OAK TREE GALLS

Many people call out office when they find swollen growth on their oak trees. Often these growths become as large as a ping pong ball and are similar in appearance. These interesting growths are called galls. Several kinds of insects and mites cause curious swellings on plants called galls. They are common on oak, willow, poplar, rose and many other plants grown in California. The native oaks support more than 100 types of galls. No part of an oak is free from infestation . . . galls may be found on leaves, flowers, buds, twigs, branches, roots and even acorns.

The most common gallmakers are tiny, dark wasps called cynipids or gallwasps. The larvae of certain moths, beetles, flies and a few other insects and mites also form galls. Galls consist only of plant tissue. In most cases, normal plant cells have been stimulated to multiply at an unusually high rate by the activity of a gallmaker. To successfully form a gall the insect or mite must begin it’s attack at a very precise moment in the plant’s growth cycle.

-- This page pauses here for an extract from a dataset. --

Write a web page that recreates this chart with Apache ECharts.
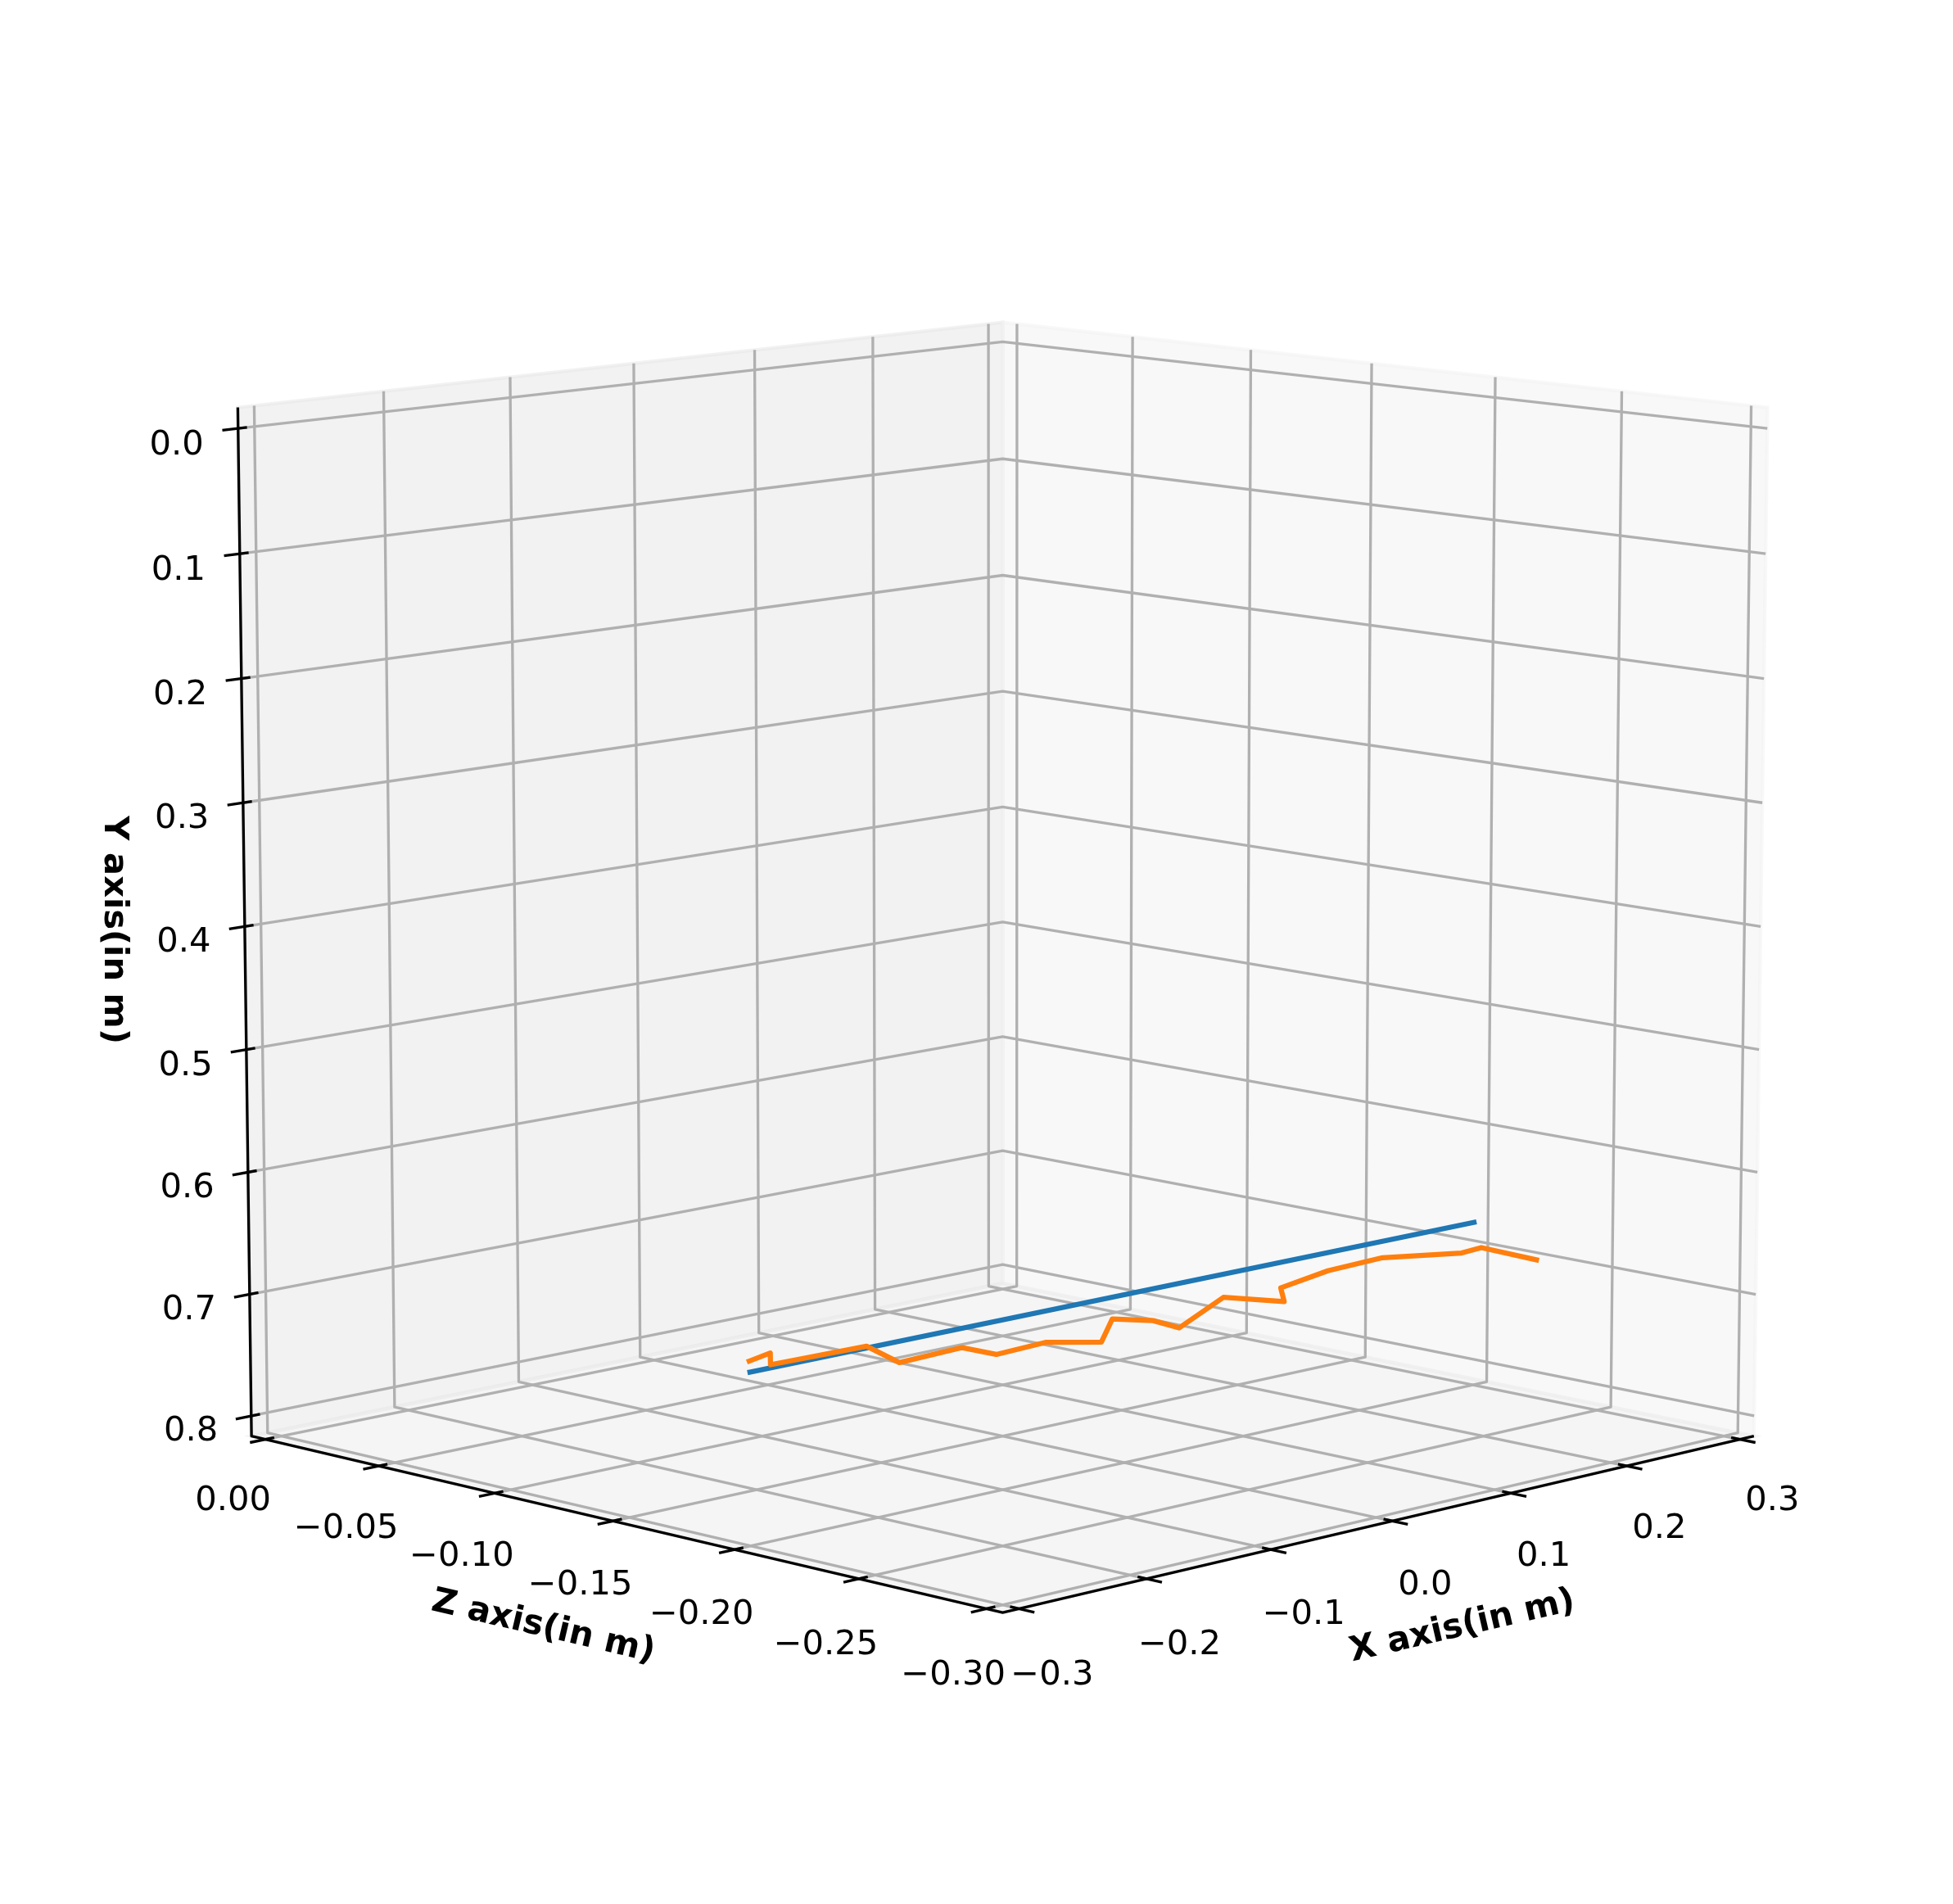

A gallwasp initiates the process by piercing a selected plant part with its egg-laying device and depositing an egg inside the plant tissue. Fluids deposited with the egg cause the plant cell multiplication process to begin. The larvae that hatches from the egg produces additional substances that maintain and control cell division. The larvae develops within a cavity inside the gall, feeding on material produced on the cavity lining. At maturity, it transforms into pupa, and later it becomes an adult that chew its way out of the gall. By causing the plant to form a gall, the gallmaker has provided food and shelter for its offspring.

Each gallmaker forms a gall of a particular size, shape and color; no other species forms one quite like it. Gallmakers are specific about the types of plants and the plant parts they attack. Some galls contain more than a single immature gallmaker, but usually each lives within its own cavity.

Most insect or mite caused galls in California are not harmful to the plant. Several cause a scorching or spotting of leaves and a few result in death of twigs they infest. In nearly all cases prevention of gall formation is exceedingly difficult and is not considered practical. For many insect and mite species that cause gall, means of prevention or control are unknown.